Adequacy of Representation
The adequacy requirement was also analyzed by the court to ensure that Plymouth could fairly and adequately protect the interests of the class. The court found no conflicts of interest between Plymouth and the other class members, establishing that Plymouth's interests aligned with those of the proposed class. Furthermore, the attorneys chosen by Plymouth were deemed qualified and experienced in handling complex securities litigation, reinforcing the adequacy of representation. Miramar's assertions regarding potential overextension due to Plymouth's involvement in other cases were characterized as speculative, lacking evidence to demonstrate any real conflict that would undermine Plymouth's ability to represent the class effectively. Thus, the court concluded that Plymouth satisfied the adequacy requirement as well.
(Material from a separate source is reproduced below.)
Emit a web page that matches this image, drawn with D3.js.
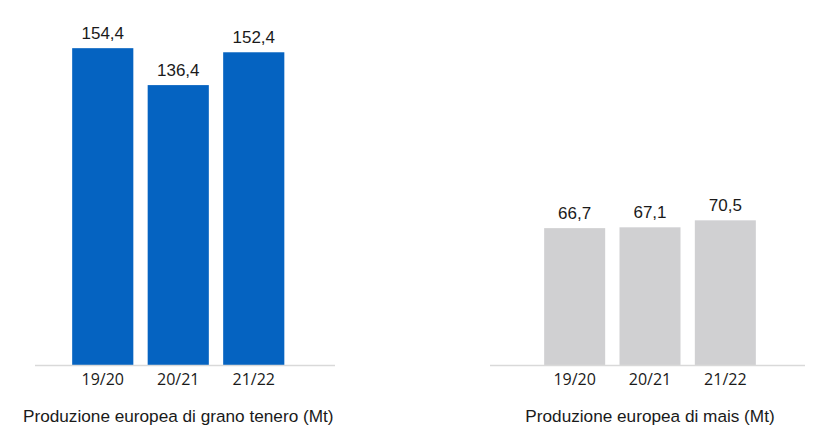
<!DOCTYPE html>
<html>
<head>
<meta charset="utf-8">
<script src="https://cdn.jsdelivr.net/npm/d3@7"></script>
<style>
  body { margin: 0; background: #fff; }
  .val { font-family: "Liberation Sans", Arial, sans-serif; font-size: 17px; fill: #1a1a1a; }
  .cat { font-family: "Open Sans", "Segoe UI", sans-serif; font-size: 16px; fill: #1a1a1a; }
  .title { font-family: "Liberation Sans", Arial, sans-serif; font-size: 17.2px; fill: #1a1a1a; }
</style>
</head>
<body>
<div id="chart"></div>
<script>
const categories = ["19/20", "20/21", "21/22"];
const granoValues = [154.4, 136.4, 152.4];
const maisValues = [66.7, 67.1, 70.5];
const titles = ["Produzione europea di grano tenero (Mt)", "Produzione europea di mais (Mt)"];

const width = 820;
const height = 443;
const baseY = 365;

const svg = d3.select("#chart")
  .append("svg")
  .attr("width", width)
  .attr("height", height);

// same vertical scale for both panels
const y = d3.scaleLinear()
  .domain([0, 160])
  .range([baseY, baseY - 160 * 2.052]);

const fmt = v => d3.format(".1f")(v).replace(".", ",");

const panels = [
  { values: granoValues, title: titles[0], color: "#0563C1", band: [65, 291.5], axis: [35, 335] },
  { values: maisValues, title: titles[1], color: "#D0D0D2", band: [537, 763], axis: [490, 805] }
];

panels.forEach(p => {
  const x = d3.scaleBand()
    .domain(categories)
    .range(p.band)
    .paddingInner(0.19)
    .paddingOuter(0.095);

  const rows = categories.map((c, i) => ({ cat: c, value: p.values[i] }));
  const g = svg.append("g");

  g.selectAll("rect")
    .data(rows)
    .join("rect")
    .attr("x", d => x(d.cat))
    .attr("y", d => y(d.value))
    .attr("width", x.bandwidth())
    .attr("height", d => y(0) - y(d.value))
    .attr("fill", p.color);

  g.append("line")
    .attr("x1", p.axis[0])
    .attr("x2", p.axis[1])
    .attr("y1", baseY + 0.5)
    .attr("y2", baseY + 0.5)
    .attr("stroke", "#d9d9d9")
    .attr("stroke-width", 1.5);

  g.selectAll(".val")
    .data(rows)
    .join("text")
    .attr("class", "val")
    .attr("x", d => x(d.cat) + x.bandwidth() / 2)
    .attr("y", d => y(d.value) - 9)
    .attr("text-anchor", "middle")
    .text(d => fmt(d.value));

  g.selectAll(".cat")
    .data(rows)
    .join("text")
    .attr("class", "cat")
    .attr("x", d => x(d.cat) + x.bandwidth() / 2)
    .attr("y", 385)
    .attr("text-anchor", "middle")
    .text(d => d.cat);

  g.append("text")
    .attr("class", "title")
    .attr("x", (p.band[0] + p.band[1]) / 2)
    .attr("y", 421.5)
    .attr("text-anchor", "middle")
    .text(p.title);
});
</script>
</body>
</html>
Rebuttal of Lead Plaintiff Presumption
Finally, the court addressed Miramar's attempts to rebut the presumption in favor of Plymouth serving as lead plaintiff. Miramar argued that Plymouth's failure to disclose other pending class actions indicated dishonesty, which could impair its capacity to represent the class. However, the court determined that Plymouth's oversight in omitting certain cases from its certification did not rise to the level of intentional dishonesty that would disqualify it. The court emphasized that inadvertent errors in certifications typically do not detract from a proposed lead plaintiff's ability to represent the class. Additionally, the court noted that the five-in-three rule regarding the number of cases in which a plaintiff could serve as lead plaintiff did not apply strictly to institutional investors like Plymouth, thus allowing for discretion in this matter. In conclusion, the court found no compelling evidence to rebut the presumption of Plymouth's adequacy as lead plaintiff, affirming its appointment.